--- AIM OF THE EXERCISE ---
Write out, precisely and in full, each line of the material.

***** INFORMATION PROVIDED

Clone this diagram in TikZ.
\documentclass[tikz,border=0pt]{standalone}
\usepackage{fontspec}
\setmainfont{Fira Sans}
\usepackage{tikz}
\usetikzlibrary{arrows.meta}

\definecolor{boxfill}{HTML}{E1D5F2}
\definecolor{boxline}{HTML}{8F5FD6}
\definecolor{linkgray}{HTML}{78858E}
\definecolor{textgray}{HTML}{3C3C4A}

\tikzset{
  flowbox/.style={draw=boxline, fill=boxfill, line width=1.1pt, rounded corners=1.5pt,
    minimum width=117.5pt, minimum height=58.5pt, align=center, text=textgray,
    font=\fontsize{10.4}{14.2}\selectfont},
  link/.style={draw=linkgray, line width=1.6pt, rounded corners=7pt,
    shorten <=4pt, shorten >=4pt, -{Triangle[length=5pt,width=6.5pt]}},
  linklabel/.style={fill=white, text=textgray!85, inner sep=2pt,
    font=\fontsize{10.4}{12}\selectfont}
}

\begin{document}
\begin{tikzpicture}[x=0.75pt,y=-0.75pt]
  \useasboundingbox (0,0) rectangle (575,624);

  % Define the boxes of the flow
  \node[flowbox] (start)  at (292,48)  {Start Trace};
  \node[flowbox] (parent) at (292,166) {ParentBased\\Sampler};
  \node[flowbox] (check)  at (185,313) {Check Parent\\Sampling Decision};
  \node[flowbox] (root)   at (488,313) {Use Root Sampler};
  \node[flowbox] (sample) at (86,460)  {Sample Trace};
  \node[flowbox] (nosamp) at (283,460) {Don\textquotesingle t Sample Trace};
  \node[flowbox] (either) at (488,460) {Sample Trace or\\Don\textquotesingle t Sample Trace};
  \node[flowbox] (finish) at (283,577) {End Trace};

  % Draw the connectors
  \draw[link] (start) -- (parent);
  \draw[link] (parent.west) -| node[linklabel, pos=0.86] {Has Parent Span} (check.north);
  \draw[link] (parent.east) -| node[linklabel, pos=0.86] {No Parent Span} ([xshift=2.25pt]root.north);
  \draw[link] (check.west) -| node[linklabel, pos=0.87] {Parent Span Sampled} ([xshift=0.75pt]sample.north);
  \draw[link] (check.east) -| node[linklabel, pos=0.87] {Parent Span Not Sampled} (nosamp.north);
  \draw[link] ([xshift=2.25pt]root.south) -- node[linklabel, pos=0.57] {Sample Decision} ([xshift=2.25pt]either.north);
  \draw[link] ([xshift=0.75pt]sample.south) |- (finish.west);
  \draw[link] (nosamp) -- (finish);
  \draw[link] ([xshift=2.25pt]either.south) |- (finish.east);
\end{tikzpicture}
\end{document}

**********

--- RESULT ---
Clone this diagram in TikZ.
\documentclass[tikz,border=0pt]{standalone}
\usepackage{fontspec}
\setmainfont{Fira Sans}
\usepackage{tikz}
\usetikzlibrary{arrows.meta}

\definecolor{boxfill}{HTML}{E1D5F2}
\definecolor{boxline}{HTML}{8F5FD6}
\definecolor{linkgray}{HTML}{78858E}
\definecolor{textgray}{HTML}{3C3C4A}

\tikzset{
  flowbox/.style={draw=boxline, fill=boxfill, line width=1.1pt, rounded corners=1.5pt,
    minimum width=117.5pt, minimum height=58.5pt, align=center, text=textgray,
    font=\fontsize{10.4}{14.2}\selectfont},
  link/.style={draw=linkgray, line width=1.6pt, rounded corners=7pt,
    shorten <=4pt, shorten >=4pt, -{Triangle[length=5pt,width=6.5pt]}},
  linklabel/.style={fill=white, text=textgray!85, inner sep=2pt,
    font=\fontsize{10.4}{12}\selectfont}
}

\begin{document}
\begin{tikzpicture}[x=0.75pt,y=-0.75pt]
  \useasboundingbox (0,0) rectangle (575,624);

  % Define the boxes of the flow
  \node[flowbox] (start)  at (292,48)  {Start Trace};
  \node[flowbox] (parent) at (292,166) {ParentBased\\Sampler};
  \node[flowbox] (check)  at (185,313) {Check Parent\\Sampling Decision};
  \node[flowbox] (root)   at (488,313) {Use Root Sampler};
  \node[flowbox] (sample) at (86,460)  {Sample Trace};
  \node[flowbox] (nosamp) at (283,460) {Don\textquotesingle t Sample Trace};
  \node[flowbox] (either) at (488,460) {Sample Trace or\\Don\textquotesingle t Sample Trace};
  \node[flowbox] (finish) at (283,577) {End Trace};

  % Draw the connectors
  \draw[link] (start) -- (parent);
  \draw[link] (parent.west) -| node[linklabel, pos=0.86] {Has Parent Span} (check.north);
  \draw[link] (parent.east) -| node[linklabel, pos=0.86] {No Parent Span} ([xshift=2.25pt]root.north);
  \draw[link] (check.west) -| node[linklabel, pos=0.87] {Parent Span Sampled} ([xshift=0.75pt]sample.north);
  \draw[link] (check.east) -| node[linklabel, pos=0.87] {Parent Span Not Sampled} (nosamp.north);
  \draw[link] ([xshift=2.25pt]root.south) -- node[linklabel, pos=0.57] {Sample Decision} ([xshift=2.25pt]either.north);
  \draw[link] ([xshift=0.75pt]sample.south) |- (finish.west);
  \draw[link] (nosamp) -- (finish);
  \draw[link] ([xshift=2.25pt]either.south) |- (finish.east);
\end{tikzpicture}
\end{document}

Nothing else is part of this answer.